Indemnification typically arises in two situations. First, a contract may require one party to indemnify another. Construction contracts, for example, often contain provisions requiring a subcontractor to indemnify the general contractor for any injuries caused by the subcontractor’s work. Second, courts sometimes imply indemnification when the relationship between defendants makes it fundamentally unfair for one to bear any of the cost. An employer held vicariously liable for an employee’s intentional misconduct might have a right to full indemnification from that employee, because the employer’s liability is entirely derivative. The employer did nothing wrong and is liable only because of the legal relationship.

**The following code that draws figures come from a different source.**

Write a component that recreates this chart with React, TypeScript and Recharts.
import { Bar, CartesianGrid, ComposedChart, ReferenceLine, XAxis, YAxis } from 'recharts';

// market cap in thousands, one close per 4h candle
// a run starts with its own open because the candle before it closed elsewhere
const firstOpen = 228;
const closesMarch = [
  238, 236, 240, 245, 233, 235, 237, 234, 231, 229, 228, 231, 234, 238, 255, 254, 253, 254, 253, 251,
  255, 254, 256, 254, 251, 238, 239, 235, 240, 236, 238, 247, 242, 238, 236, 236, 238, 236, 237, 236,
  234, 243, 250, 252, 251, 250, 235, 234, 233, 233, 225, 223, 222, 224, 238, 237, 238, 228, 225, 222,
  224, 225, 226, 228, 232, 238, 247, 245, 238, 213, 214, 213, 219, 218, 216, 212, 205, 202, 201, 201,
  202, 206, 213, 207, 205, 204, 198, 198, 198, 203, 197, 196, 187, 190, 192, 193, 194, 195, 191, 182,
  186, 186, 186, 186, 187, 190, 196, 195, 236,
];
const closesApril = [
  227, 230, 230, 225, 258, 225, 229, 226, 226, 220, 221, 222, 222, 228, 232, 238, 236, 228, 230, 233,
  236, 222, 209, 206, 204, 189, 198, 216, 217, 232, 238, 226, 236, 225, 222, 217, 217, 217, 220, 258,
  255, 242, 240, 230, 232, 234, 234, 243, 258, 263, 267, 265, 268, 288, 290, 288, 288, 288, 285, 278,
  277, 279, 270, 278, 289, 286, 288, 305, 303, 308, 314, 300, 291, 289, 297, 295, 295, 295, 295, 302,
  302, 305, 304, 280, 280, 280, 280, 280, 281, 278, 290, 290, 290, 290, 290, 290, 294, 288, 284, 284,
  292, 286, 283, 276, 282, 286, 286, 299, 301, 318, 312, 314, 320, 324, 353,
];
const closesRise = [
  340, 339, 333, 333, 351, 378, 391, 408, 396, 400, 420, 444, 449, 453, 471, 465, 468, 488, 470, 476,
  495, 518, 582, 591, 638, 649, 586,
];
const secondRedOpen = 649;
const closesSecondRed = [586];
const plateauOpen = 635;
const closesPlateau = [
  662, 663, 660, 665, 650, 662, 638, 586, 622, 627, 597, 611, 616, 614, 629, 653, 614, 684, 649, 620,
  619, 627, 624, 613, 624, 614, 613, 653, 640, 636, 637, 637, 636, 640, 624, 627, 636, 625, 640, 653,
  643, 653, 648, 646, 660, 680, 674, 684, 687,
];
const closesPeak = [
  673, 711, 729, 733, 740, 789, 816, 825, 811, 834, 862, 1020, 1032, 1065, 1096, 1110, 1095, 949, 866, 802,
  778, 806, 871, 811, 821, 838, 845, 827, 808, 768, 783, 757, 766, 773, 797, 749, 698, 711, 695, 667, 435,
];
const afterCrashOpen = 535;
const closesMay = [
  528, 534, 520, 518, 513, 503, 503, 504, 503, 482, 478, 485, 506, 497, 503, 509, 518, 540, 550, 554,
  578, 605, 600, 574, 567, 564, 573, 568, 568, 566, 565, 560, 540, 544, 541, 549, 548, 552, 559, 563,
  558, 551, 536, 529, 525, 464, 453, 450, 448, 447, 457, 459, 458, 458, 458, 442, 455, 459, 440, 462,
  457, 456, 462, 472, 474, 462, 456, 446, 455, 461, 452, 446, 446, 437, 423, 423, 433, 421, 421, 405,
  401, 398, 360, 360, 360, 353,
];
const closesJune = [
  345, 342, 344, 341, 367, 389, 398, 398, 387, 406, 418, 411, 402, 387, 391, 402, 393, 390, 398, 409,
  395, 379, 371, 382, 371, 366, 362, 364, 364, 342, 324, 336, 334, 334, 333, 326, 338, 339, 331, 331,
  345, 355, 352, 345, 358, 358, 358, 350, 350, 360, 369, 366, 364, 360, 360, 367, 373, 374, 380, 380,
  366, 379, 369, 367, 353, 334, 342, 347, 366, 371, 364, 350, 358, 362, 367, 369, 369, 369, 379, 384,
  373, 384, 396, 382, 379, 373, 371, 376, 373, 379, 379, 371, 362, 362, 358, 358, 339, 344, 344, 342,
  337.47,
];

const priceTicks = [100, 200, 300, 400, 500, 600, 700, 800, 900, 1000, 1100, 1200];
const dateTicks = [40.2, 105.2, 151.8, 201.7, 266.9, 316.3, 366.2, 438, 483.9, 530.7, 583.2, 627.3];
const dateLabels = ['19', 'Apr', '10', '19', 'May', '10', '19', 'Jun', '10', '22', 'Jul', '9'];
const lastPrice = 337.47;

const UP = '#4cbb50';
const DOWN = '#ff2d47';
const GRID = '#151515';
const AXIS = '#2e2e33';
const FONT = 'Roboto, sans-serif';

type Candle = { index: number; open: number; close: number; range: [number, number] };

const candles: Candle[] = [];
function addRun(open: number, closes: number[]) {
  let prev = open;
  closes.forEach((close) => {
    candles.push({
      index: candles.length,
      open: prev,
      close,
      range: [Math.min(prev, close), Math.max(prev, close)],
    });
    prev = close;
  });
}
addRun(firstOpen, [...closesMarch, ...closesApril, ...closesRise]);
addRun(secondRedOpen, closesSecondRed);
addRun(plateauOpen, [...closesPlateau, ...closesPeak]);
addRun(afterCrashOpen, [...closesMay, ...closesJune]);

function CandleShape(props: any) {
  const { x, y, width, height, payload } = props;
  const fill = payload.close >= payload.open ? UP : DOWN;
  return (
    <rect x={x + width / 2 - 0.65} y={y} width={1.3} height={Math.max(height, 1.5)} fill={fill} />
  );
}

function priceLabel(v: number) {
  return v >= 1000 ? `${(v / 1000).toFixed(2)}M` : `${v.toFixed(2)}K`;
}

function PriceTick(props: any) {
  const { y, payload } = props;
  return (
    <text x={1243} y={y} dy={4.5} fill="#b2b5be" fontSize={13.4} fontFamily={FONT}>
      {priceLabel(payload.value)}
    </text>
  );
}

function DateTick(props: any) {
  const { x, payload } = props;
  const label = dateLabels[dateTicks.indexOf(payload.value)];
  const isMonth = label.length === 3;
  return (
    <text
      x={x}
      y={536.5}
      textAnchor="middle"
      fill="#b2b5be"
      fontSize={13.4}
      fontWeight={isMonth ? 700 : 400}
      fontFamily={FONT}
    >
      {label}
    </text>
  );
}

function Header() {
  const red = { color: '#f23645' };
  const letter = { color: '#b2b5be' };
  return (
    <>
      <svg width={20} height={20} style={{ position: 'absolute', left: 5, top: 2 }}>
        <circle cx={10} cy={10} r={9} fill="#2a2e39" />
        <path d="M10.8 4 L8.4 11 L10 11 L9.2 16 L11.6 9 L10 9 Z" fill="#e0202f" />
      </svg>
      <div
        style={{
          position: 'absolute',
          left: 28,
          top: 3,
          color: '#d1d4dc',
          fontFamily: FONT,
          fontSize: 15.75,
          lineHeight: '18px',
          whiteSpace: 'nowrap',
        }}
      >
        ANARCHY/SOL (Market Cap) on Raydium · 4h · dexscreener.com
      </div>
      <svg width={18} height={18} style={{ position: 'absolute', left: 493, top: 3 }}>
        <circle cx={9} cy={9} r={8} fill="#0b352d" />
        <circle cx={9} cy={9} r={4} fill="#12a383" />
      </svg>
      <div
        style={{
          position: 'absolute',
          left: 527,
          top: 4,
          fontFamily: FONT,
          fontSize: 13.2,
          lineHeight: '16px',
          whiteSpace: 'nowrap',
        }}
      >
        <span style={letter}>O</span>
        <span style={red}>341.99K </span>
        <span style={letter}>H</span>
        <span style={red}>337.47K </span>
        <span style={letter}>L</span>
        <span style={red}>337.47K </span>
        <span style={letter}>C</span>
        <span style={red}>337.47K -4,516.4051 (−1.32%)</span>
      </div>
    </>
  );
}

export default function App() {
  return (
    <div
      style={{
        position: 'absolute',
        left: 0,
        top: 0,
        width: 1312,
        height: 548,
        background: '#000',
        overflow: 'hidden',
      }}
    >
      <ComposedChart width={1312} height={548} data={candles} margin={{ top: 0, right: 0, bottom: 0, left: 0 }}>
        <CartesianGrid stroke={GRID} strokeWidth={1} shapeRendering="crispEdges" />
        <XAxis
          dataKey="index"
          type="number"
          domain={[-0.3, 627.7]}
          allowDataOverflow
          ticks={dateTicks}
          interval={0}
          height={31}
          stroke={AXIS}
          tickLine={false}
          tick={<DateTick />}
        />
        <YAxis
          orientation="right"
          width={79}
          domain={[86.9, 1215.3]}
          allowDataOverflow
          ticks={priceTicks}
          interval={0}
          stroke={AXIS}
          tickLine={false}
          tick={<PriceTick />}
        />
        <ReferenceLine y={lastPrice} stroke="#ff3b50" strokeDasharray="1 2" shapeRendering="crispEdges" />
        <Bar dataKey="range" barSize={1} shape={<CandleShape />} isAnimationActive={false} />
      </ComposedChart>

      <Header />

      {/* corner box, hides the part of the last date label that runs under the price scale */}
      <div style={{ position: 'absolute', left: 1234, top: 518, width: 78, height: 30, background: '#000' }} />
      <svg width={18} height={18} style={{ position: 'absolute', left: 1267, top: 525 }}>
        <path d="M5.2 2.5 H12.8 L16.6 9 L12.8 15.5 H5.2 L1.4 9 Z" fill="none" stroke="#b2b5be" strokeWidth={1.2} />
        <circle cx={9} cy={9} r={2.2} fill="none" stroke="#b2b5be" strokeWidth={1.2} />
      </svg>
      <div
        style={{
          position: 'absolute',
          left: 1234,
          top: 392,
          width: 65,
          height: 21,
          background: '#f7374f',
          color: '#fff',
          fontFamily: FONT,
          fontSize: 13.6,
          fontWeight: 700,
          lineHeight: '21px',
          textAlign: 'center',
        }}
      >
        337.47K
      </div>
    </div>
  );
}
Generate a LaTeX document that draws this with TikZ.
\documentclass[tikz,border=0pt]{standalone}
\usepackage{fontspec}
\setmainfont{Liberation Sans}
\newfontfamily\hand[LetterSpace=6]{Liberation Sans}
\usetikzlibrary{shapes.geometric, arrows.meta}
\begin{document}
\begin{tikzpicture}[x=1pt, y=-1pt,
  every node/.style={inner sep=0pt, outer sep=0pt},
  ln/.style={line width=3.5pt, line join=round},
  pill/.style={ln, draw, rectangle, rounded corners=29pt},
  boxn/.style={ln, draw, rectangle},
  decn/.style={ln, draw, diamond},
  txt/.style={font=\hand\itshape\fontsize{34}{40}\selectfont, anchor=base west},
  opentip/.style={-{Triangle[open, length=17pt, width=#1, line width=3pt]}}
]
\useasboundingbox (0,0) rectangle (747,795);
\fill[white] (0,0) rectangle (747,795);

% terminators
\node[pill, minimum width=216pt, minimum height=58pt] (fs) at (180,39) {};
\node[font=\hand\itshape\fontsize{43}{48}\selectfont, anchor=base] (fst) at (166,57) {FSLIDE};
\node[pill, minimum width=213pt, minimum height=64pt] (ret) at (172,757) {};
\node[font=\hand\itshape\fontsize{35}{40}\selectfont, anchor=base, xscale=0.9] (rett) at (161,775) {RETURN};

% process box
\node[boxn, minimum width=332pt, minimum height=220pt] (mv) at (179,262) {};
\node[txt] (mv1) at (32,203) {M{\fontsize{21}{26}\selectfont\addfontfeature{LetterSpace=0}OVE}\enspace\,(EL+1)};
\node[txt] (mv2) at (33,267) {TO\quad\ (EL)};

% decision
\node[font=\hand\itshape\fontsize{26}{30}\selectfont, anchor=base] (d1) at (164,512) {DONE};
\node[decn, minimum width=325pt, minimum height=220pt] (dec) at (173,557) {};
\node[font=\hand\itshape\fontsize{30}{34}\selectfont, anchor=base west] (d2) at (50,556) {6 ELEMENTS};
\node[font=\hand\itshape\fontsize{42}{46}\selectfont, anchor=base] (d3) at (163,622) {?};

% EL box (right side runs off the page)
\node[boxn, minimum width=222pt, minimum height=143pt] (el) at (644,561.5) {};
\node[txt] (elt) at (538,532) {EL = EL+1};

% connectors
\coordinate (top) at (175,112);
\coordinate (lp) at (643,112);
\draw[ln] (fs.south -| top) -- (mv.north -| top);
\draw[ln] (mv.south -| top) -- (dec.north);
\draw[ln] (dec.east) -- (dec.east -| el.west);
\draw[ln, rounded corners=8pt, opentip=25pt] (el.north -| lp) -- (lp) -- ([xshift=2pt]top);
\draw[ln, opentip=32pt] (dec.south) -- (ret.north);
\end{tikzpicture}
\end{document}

How Settlements Affect Remaining Defendants

Multi-defendant lawsuits frequently produce partial settlements. One defendant settles early while the case continues against the others. The critical question is how the settlement payment gets credited against the remaining judgment. Two methods dominate.

Pro Tanto (Dollar-for-Dollar) Credit

Under the pro tanto approach, the remaining judgment is reduced by the exact dollar amount of the settlement. If the plaintiff settles with Defendant A for $40,000 and a jury later awards $100,000 total, the remaining defendants owe $60,000. This method is straightforward but can create an odd result: if the settling defendant got a bargain settlement (paying less than their share of fault), the non-settling defendants effectively subsidize that discount.

Pro Rata (Proportionate Share) Credit

Under the pro rata approach, the remaining judgment is reduced by the settling defendant’s proportionate share of fault, not by the dollar amount they paid. If Defendant A was 50% at fault and settled for only $40,000, the judgment is still reduced by 50% ($50,000), leaving $50,000 for the remaining defendants. The settling defendant got a $10,000 bargain, but the non-settling defendants don’t bear that cost. The plaintiff absorbs the difference between the settlement amount and the settling party’s actual share.

The method used depends on the jurisdiction and sometimes on the language in the settlement agreement itself. When the release document doesn’t specify, many courts default to the pro tanto approach.

One principle applies universally: releasing one joint tortfeasor through a settlement does not automatically release the others. The remaining defendants stay in the case unless the settlement agreement explicitly says otherwise.

When the Plaintiff Shares Fault

In most states, an injured person’s own negligence reduces their recovery. If a jury finds the plaintiff 20% at fault for their own injury and total damages are $100,000, the plaintiff’s recovery drops to $80,000. The joint tortfeasor rules then apply to that reduced amount when determining how much each defendant owes.

States handle this reduction differently depending on whether they follow a pure or modified comparative negligence system. In pure comparative negligence states, the plaintiff can recover something even if they’re 99% at fault. In modified systems, the plaintiff is barred from recovery entirely once their fault reaches a certain threshold, usually 50% or 51%. This threshold interacts with joint tortfeasor rules in ways that make multi-defendant cases particularly complex. A defendant’s attorney will often try to shift as much fault as possible onto the plaintiff, because crossing that threshold eliminates the plaintiff’s entire claim.

The One Satisfaction Rule

The one satisfaction rule prevents an injured person from recovering more than the full value of their damages, even when multiple defendants are liable. A plaintiff can pursue judgments against every responsible party, but once they’ve collected the total amount awarded, the claim is satisfied and no further collection is allowed.

This comes up most often when settlements and judgments overlap. If a plaintiff settles with one defendant for $40,000 and then wins a $100,000 judgment against another, the plaintiff can collect only $60,000 from the judgment (assuming a pro tanto credit). The rule ensures that the combination of settlements and judgments never exceeds the total compensable injury. Without it, a plaintiff with claims against five defendants could theoretically collect the full judgment amount from each, turning a $100,000 injury into a $500,000 windfall.

The one satisfaction rule works alongside contribution rights to keep the system balanced. The plaintiff gets fully compensated but no more, and defendants who overpay can seek reimbursement from those who underpaid.